Honest creators: honesty is doing a lot of work here, probably too much. At the very least, have to deal with the acceptance of “unconscious copying” as infringing by the courts, which seems to make honesty a very odd concept.

Gordon: very unlikely combination creates evidence of causation, even without copyright infringement. Trying to rule out coincidence can explain a lot, serving an evidentiary role.

Simon: multiple definitions at work—whether people will converge on the same idea.

A: Avoidable means that it’s not plausible that people would independently create the same thing.

Eva Subotnik: Provide more evidence of what goes into typical product photo. Decide whether you want to look at existing cases v. coming up with a theory of what should be.
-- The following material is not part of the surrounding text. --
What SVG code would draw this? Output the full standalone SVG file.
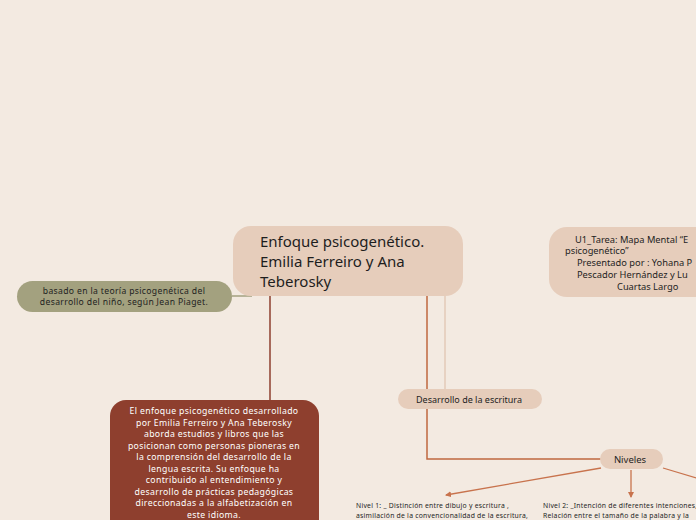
<svg xmlns="http://www.w3.org/2000/svg" width="696" height="520" viewBox="0 0 696 520">
<defs>
<style>
text{font-family:"Noto Sans","Open Sans","DejaVu Sans",sans-serif;}
.t{fill:#1e1e1e}
.w{fill:#ffffff}
.c{text-anchor:middle}
.n{fill:#E6CDBB}
.s{letter-spacing:0.35px}
</style>
<marker id="ah" markerWidth="6" markerHeight="6" refX="5" refY="3" orient="auto" markerUnits="userSpaceOnUse">
<path d="M0,0 L6,3 L0,6 z" fill="#C8734D"/>
</marker>
</defs>
<rect width="696" height="520" fill="#F3EAE1"/>
<g id="connectors" fill="none">
<line x1="232" y1="296" x2="252" y2="296" stroke="#A3A17F" stroke-width="1.5"/>
<line x1="270" y1="296" x2="270" y2="401" stroke="#8E3F2E" stroke-width="1.5"/>
<polyline points="427,296 427,459 601,459" stroke="#C0683F" stroke-width="1.5"/>
<line x1="445" y1="296" x2="445" y2="389" stroke="#E3CAB7" stroke-width="1.5"/>
<line x1="601" y1="468" x2="446" y2="495" stroke="#C8734D" stroke-width="1.3" marker-end="url(#ah)"/>
<line x1="631" y1="470" x2="631" y2="497" stroke="#C8734D" stroke-width="1.3" marker-end="url(#ah)"/>
<line x1="663" y1="468" x2="700" y2="479" stroke="#C8734D" stroke-width="1.3"/>
</g>
<g id="main">
<rect x="233" y="226" width="230" height="70" rx="18" class="n"/>
<text class="t" font-size="15" x="260" y="247">Enfoque psicogenético.</text>
<text class="t" font-size="15" x="260" y="267">Emilia Ferreiro y Ana</text>
<text class="t" font-size="15" x="260" y="287">Teberosky</text>
</g>
<g id="tarea">
<rect x="549" y="227" width="170" height="70" rx="18" class="n"/>
<text class="t" font-size="9.3" x="575" y="243">U1_Tarea: Mapa Mental “E</text>
<text class="t" font-size="9.3" x="565" y="254">psicogenético”</text>
<text class="t" font-size="9.3" x="577" y="266">Presentado por : Yohana P</text>
<text class="t" font-size="9.3" x="577" y="278">Pescador Hernández  y Lu</text>
<text class="t" font-size="9.3" x="617" y="290">Cuartas Largo</text>
</g>
<g id="piaget">
<rect x="17" y="281" width="215" height="31" rx="15.5" fill="#A3A17F"/>
<text class="t c s" font-size="8.6" x="124" y="294">basado en la teoría psicogenética  del</text>
<text class="t c s" font-size="8.6" x="124" y="305">desarrollo del niño, según Jean Piaget.</text>
</g>
<g id="enfoque">
<rect x="110" y="400" width="209" height="140" rx="16" fill="#8E3F2E"/>
<g class="w c s" font-size="8.7">
<text x="214" y="414">El enfoque psicogenético desarrollado</text>
<text x="214" y="425.5">por Emilia Ferreiro y Ana Teberosky</text>
<text x="214" y="437">aborda estudios y libros que las</text>
<text x="214" y="448.5">posicionan como personas pioneras en</text>
<text x="214" y="460">la comprensión  del desarrollo de la</text>
<text x="214" y="471.5">lengua escrita.  Su enfoque ha</text>
<text x="214" y="483">contribuido  al entendimiento  y</text>
<text x="214" y="494.5">desarrollo de prácticas pedagógicas</text>
<text x="214" y="506">direccionadas a la alfabetización en</text>
<text x="214" y="517.5">este idioma.</text>
</g>
</g>
<g id="desarrollo">
<rect x="398" y="389" width="144" height="20" rx="10" class="n"/>
<text class="t c" font-size="9" x="469" y="402.5">Desarrollo de la escritura</text>
</g>
<g id="niveles">
<rect x="600" y="449" width="63" height="20" rx="10" class="n"/>
<text class="t c" font-size="9.5" x="630" y="462.5">Niveles</text>
</g>
<g id="nivel1">
<text class="t" font-size="6.8" x="356" y="508" style="letter-spacing:0.25px">Nivel 1:    _ Distinción entre dibujo y escritura ,</text>
<text class="t" font-size="6.8" x="356" y="518" style="letter-spacing:0.25px">asimilación de  la convencionalidad de la escritura,</text>
</g>
<g id="nivel2">
<text class="t" font-size="6.8" x="543" y="508" style="letter-spacing:0.25px">Nivel 2: _Intención de diferentes intenciones,</text>
<text class="t" font-size="6.8" x="543" y="518" style="letter-spacing:0.25px">Relación entre el tamaño de la palabra y la</text>
</g>
</svg>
Notice that there are very few cases where a photo is found to be uncopyrightable. Maybe this is about different media more than it is about anything else.

A: sound recordings—just a bit of a sound recording triggers infringement, because no one ever accidentally puts your sound recording on their song (unless they’re filming a documentary—which he says would be taken care of by an indispensability/honest filmmaker principle).